Birth of Oscar Wisting
Oscar Adolf Wisting was born on June 6, 1871, in Norway. He became a naval officer and polar explorer, joining Roald Amundsen's expeditions. Wisting was one of the first people to reach both the North and South Poles.
On the sixth day of June, 1871, in the coastal town of Larvik, Norway, a boy was born who would one day stand at both ends of the earth. Oscar Adolf Wisting entered the world unheralded, yet his life would become intertwined with the most daring polar expeditions of the early twentieth century. His birth, in a modest seafaring nation on the cusp of a golden age of exploration, set the stage for a career that would see him accompany Roald Amundsen to the South Pole and later fly over the North Pole, becoming one of the first people to reach both geographic extremes. This is the story of a unassuming naval gunner who emerged from obscurity to etch his name into the annals of human endurance and discovery.
Norway in 1871: A Maritime Crucible
To understand the significance of Wisting's birth, one must appreciate the Norway of 1871. The country had entered a personal union with Sweden in 1814, yet its identity was firmly rooted in the sea. For centuries, Norwegians had been mariners, fishermen, and shipbuilders, their lives dictated by the rhythms of the North Atlantic. By the late nineteenth century, a spirit of polar exploration was stirring. Fridtjof Nansen, the legendary explorer who would later mentor Amundsen, was just a boy of ten in 1871, but the nation's appetite for scientific and geographic discovery was growing. Shipyards hummed with activity, and young men like Wisting were raised on tales of ice-bound coasts and uncharted waters.
Larvik, Wisting's birthplace, was a fitting cradle for a future explorer. Situated on the southern coast, it boasted a rich maritime tradition, with a harbor that served as a gateway to the Skagerrak and beyond. The town's shipowners and captains had plied trade routes to the Arctic, collecting knowledge of ice and navigation that would prove invaluable. Into this world, Oscar Wisting was born to working-class parents, and from an early age, the sea called to him.

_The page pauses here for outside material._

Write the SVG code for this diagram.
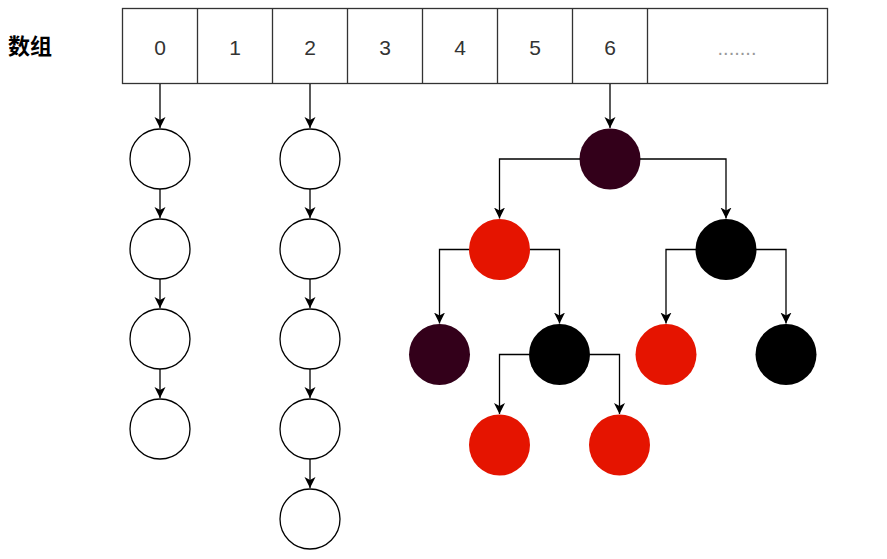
<svg xmlns="http://www.w3.org/2000/svg" width="887" height="559" viewBox="0 0 887 559">
<style>
.cell{fill:#ffffff;stroke:#333333;stroke-width:1.3}
.idx{font-family:"Liberation Sans",Arial,sans-serif;font-size:21px;fill:#333333;text-anchor:middle}
.lbl{font-family:"Liberation Sans","Noto Sans CJK SC",sans-serif;font-size:22px;font-weight:bold;fill:#000000}
.empty{fill:#ffffff;stroke:#000000;stroke-width:1.3}
.maroon{fill:#33001a;stroke:none}
.red{fill:#e51400;stroke:none}
.black{fill:#000000;stroke:none}
.edge{fill:none;stroke:#000000;stroke-width:1.3;marker-end:url(#arr)}
</style>
<defs>
<marker id="arr" markerUnits="userSpaceOnUse" markerWidth="13" markerHeight="13" refX="11" refY="5.5" orient="auto" viewBox="0 0 13 11">
<path d="M0,0 L11,5.5 L0,11 L3,5.5 Z" fill="#000000"/>
</marker>
</defs>
<rect width="887" height="559" fill="#ffffff"/>
<g id="label"><text class="lbl" x="8" y="54">数组</text></g>
<g id="array">
<rect class="cell" x="122.5" y="8.5" width="705" height="75"/>
<path d="M197.5,8.5V83.5M272.5,8.5V83.5M347.5,8.5V83.5M422.5,8.5V83.5M497.5,8.5V83.5M572.5,8.5V83.5M647.5,8.5V83.5" stroke="#333333" stroke-width="1.3" fill="none"/>
<text class="idx" x="160" y="55">0</text>
<text class="idx" x="235" y="55">1</text>
<text class="idx" x="310" y="55">2</text>
<text class="idx" x="385" y="55">3</text>
<text class="idx" x="460" y="55">4</text>
<text class="idx" x="535" y="55">5</text>
<text class="idx" x="610" y="55">6</text>
<text class="idx" x="737" y="55" style="font-size:20px;fill:#999999">.......</text>
</g>
<g id="list0">
<circle class="empty" cx="160" cy="159" r="30"/>
<circle class="empty" cx="160" cy="249" r="30"/>
<circle class="empty" cx="160" cy="339" r="30"/>
<circle class="empty" cx="160" cy="429" r="30"/>
</g>
<g id="list2">
<circle class="empty" cx="310" cy="159" r="30"/>
<circle class="empty" cx="310" cy="249" r="30"/>
<circle class="empty" cx="310" cy="339" r="30"/>
<circle class="empty" cx="310" cy="429" r="30"/>
<circle class="empty" cx="310" cy="519" r="30"/>
</g>
<g id="tree">
<circle id="root" class="maroon" cx="610" cy="159" r="30.5"/>
<circle id="n1" class="red" cx="499.5" cy="249.5" r="30.5"/>
<circle id="n2" class="black" cx="726" cy="249.5" r="30.5"/>
<circle id="n3" class="maroon" cx="439.5" cy="354.5" r="30.5"/>
<circle id="n4" class="black" cx="559.5" cy="354.5" r="30.5"/>
<circle id="n5" class="red" cx="666" cy="354.5" r="30.5"/>
<circle id="n6" class="black" cx="786" cy="354.5" r="30.5"/>
<circle id="n7" class="red" cx="499.5" cy="445" r="30.5"/>
<circle id="n8" class="red" cx="619.5" cy="445" r="30.5"/>
</g>
<g id="connectors">
<path class="edge" d="M160,84V128"/>
<path class="edge" d="M310,84V128"/>
<path class="edge" d="M610,84V128"/>
<path class="edge" d="M160,189V218"/>
<path class="edge" d="M160,279V308"/>
<path class="edge" d="M160,369V398"/>
<path class="edge" d="M310,189V218"/>
<path class="edge" d="M310,279V308"/>
<path class="edge" d="M310,369V398"/>
<path class="edge" d="M310,459V488"/>
<path class="edge" d="M580,159H499.5V218.5"/>
<path class="edge" d="M640,159H726V218.5"/>
<path class="edge" d="M469,249.5H439.5V323.5"/>
<path class="edge" d="M530,249.5H559.5V323.5"/>
<path class="edge" d="M696,249.5H666V323.5"/>
<path class="edge" d="M756,249.5H786V323.5"/>
<path class="edge" d="M529,354.5H499.5V414"/>
<path class="edge" d="M590,354.5H619.5V414"/>
</g>
</svg>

Early Life and Naval Career
Little is documented about Wisting's childhood, but like many Norwegians of his time, he likely felt the pull of the ocean. At the age of sixteen, he went to sea, serving on merchant vessels and honing the practical skills of a sailor. By his twenties, he had joined the Royal Norwegian Navy, where he trained as a gunner. The navy provided structure and discipline, but it also offered a path to the Arctic. Wisting's expertise with cannons and small arms would later prove unexpectedly useful on polar expeditions, where hunting and defense against polar bears were essential survival skills.
His steady temperament and mechanical aptitude brought him to the attention of Roald Amundsen in 1909. Amundsen, fresh from his successful navigation of the Northwest Passage, was secretly planning an assault on the North Pole. When news broke that Frederick Cook and Robert Peary had already claimed that prize, Amundsen quietly shifted his sights southward—aiming to be the first to the South Pole. He needed men he could trust, and Wisting, then thirty-eight, fit the bill: resourceful, unflappable, and loyal. Amundsen recruited him as a deckhand and handyman, but Wisting would soon become one of the expedition's most vital members.

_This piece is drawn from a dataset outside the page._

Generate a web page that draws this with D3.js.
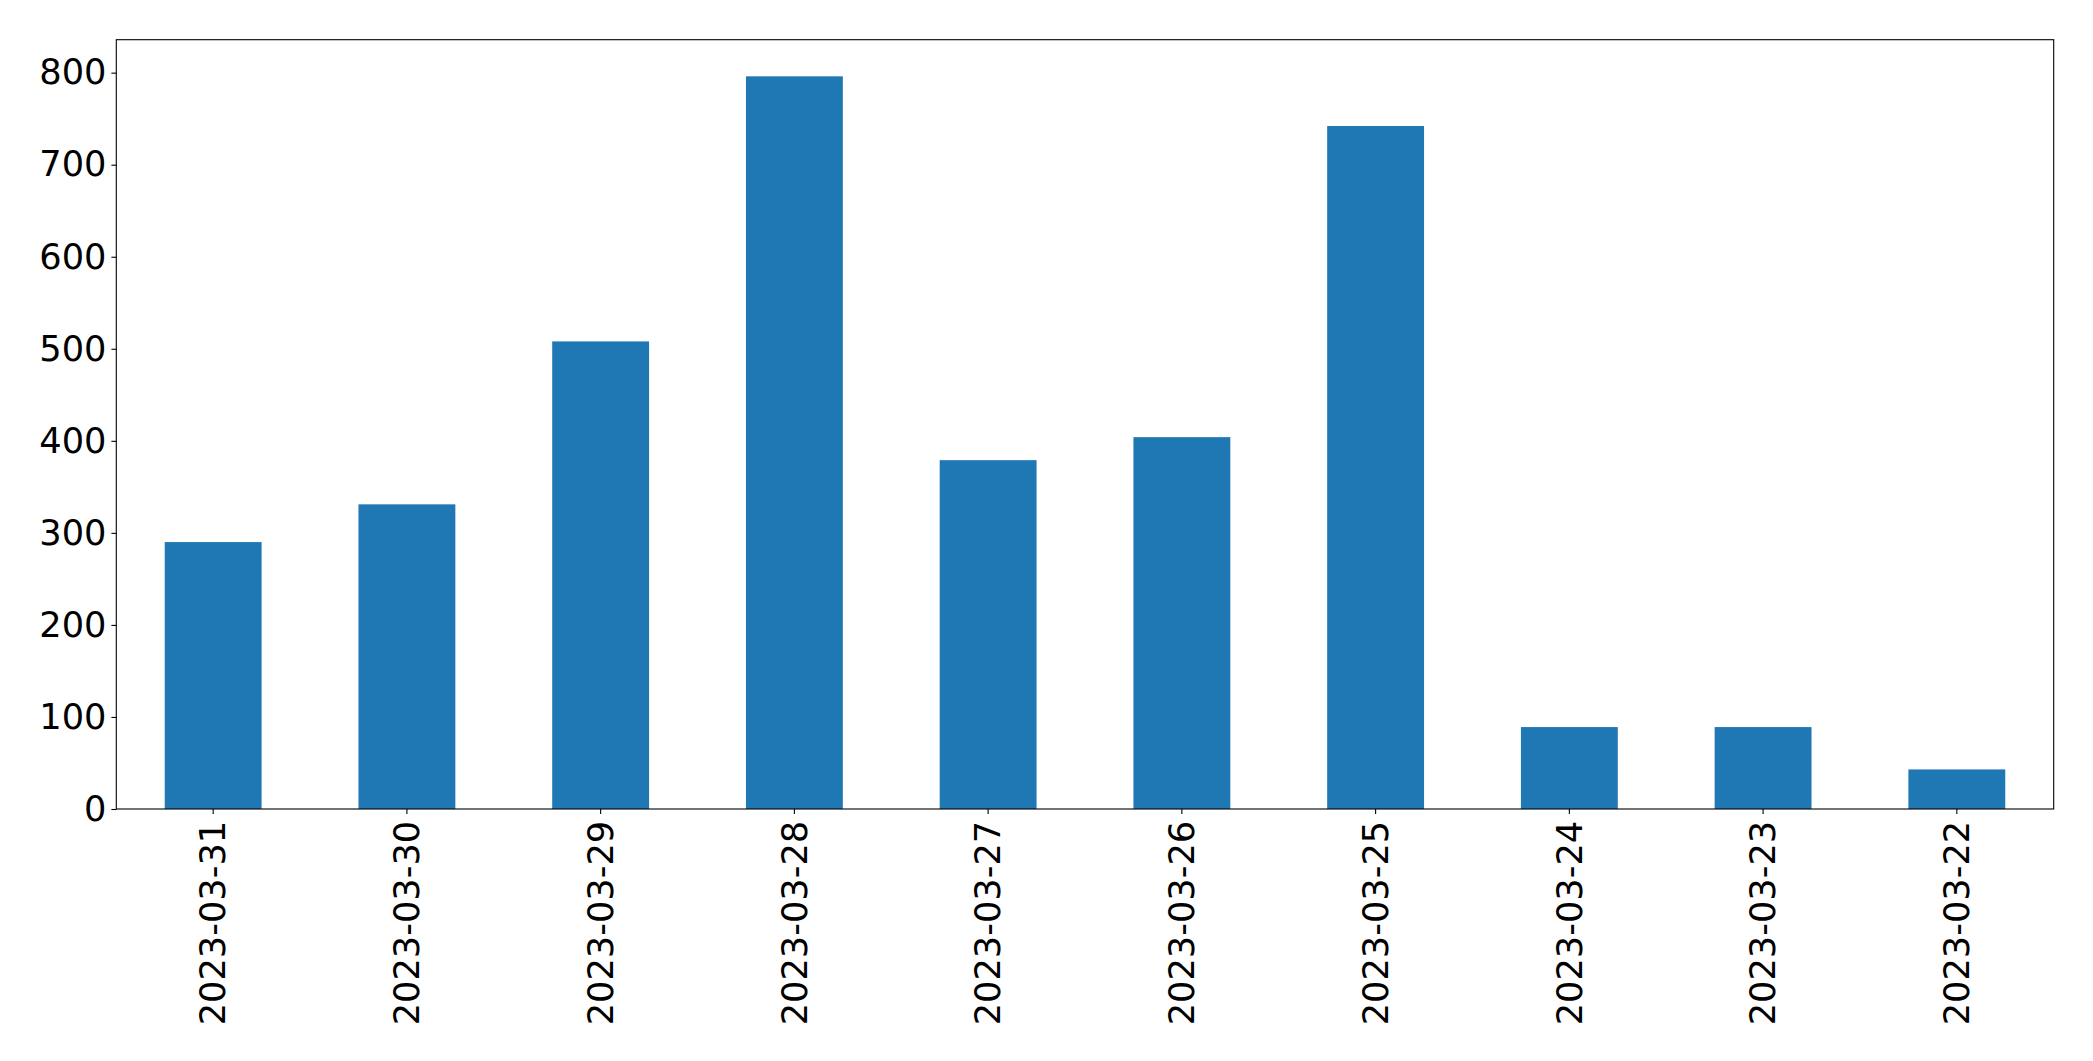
<!DOCTYPE html>
<html>
<head>
<meta charset="utf-8">
<script src="https://cdn.jsdelivr.net/npm/d3@7"></script>
<style>
html,body{margin:0;padding:0;background:#fff;}
svg{display:block;}
</style>
</head>
<body>
<svg id="chart" width="2093" height="1061"></svg>
<script>
const categories = ["2023-03-31","2023-03-30","2023-03-29","2023-03-28","2023-03-27","2023-03-26","2023-03-25","2023-03-24","2023-03-23","2023-03-22"];
const values = [290, 331, 508, 796, 379, 404, 742, 89, 89, 43];
const yTicks = [0, 100, 200, 300, 400, 500, 600, 700, 800];

const W = 2093, H = 1061;
const margin = {left: 116.3, right: W - 2053.7, top: 39.7, bottom: H - 809};
const svg = d3.select("#chart");
const iw = W - margin.left - margin.right;
const ih = H - margin.top - margin.bottom;
const g = svg.append("g").attr("transform", `translate(${margin.left},${margin.top})`);

const x = d3.scaleBand().domain(categories).range([0, iw]).paddingInner(0.5).paddingOuter(0.25);
const yMax = d3.max(values) * 1.05;
const y = d3.scaleLinear().domain([0, yMax]).range([ih, 0]);

g.selectAll("rect.bar").data(values).join("rect")
  .attr("class", "bar")
  .attr("x", (d, i) => x(categories[i]))
  .attr("width", x.bandwidth())
  .attr("y", d => y(d))
  .attr("height", d => y(0) - y(d))
  .attr("fill", "#1f77b4");

const font = "'DejaVu Sans', sans-serif";
const fs = 35.2;
const tickLen = 4.9, pad = 4.9;

const yAxis = g.append("g").call(d3.axisLeft(y).tickValues(yTicks).tickSize(tickLen).tickPadding(pad).tickFormat(d3.format("d")));
yAxis.select(".domain").remove();
yAxis.selectAll("line").attr("stroke", "#000").attr("stroke-width", 1.1);
yAxis.selectAll("text").attr("font-family", font).attr("font-size", fs).attr("fill", "#000");

const xAxis = g.append("g").attr("transform", `translate(0,${ih})`)
  .call(d3.axisBottom(x).tickSize(tickLen).tickPadding(pad));
xAxis.select(".domain").remove();
xAxis.selectAll("line").attr("stroke", "#000").attr("stroke-width", 1.1);
xAxis.selectAll("text")
  .attr("font-family", font).attr("font-size", fs).attr("fill", "#000")
  .attr("transform", "rotate(-90)")
  .attr("text-anchor", "end")
  .attr("x", -(tickLen + pad + 2))
  .attr("y", 0)
  .attr("dy", "0.35em");

g.append("rect").attr("x", 0).attr("y", 0).attr("width", iw).attr("height", ih)
  .attr("fill", "none").attr("stroke", "#000").attr("stroke-width", 1.1);
</script>
</body>
</html>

The South Pole Expedition: 1910–1912
In August 1910, the expedition ship _Fram_ slipped out of Oslo fjord, bound for Antarctica. Only Amundsen and his brother knew the true destination; the crew and the world believed they were heading for the Arctic. Wisting, ignorant of the secret, threw himself into his duties. He was responsible for maintaining equipment and weapons, and his hands-on nature made him indispensable. When the ship reached the Bay of Whales in January 1911, Amundsen revealed the truth: they would race Robert Falcon Scott to the South Pole. According to accounts, Wisting accepted the news with characteristic calm, a smile, and a nod—then got back to work.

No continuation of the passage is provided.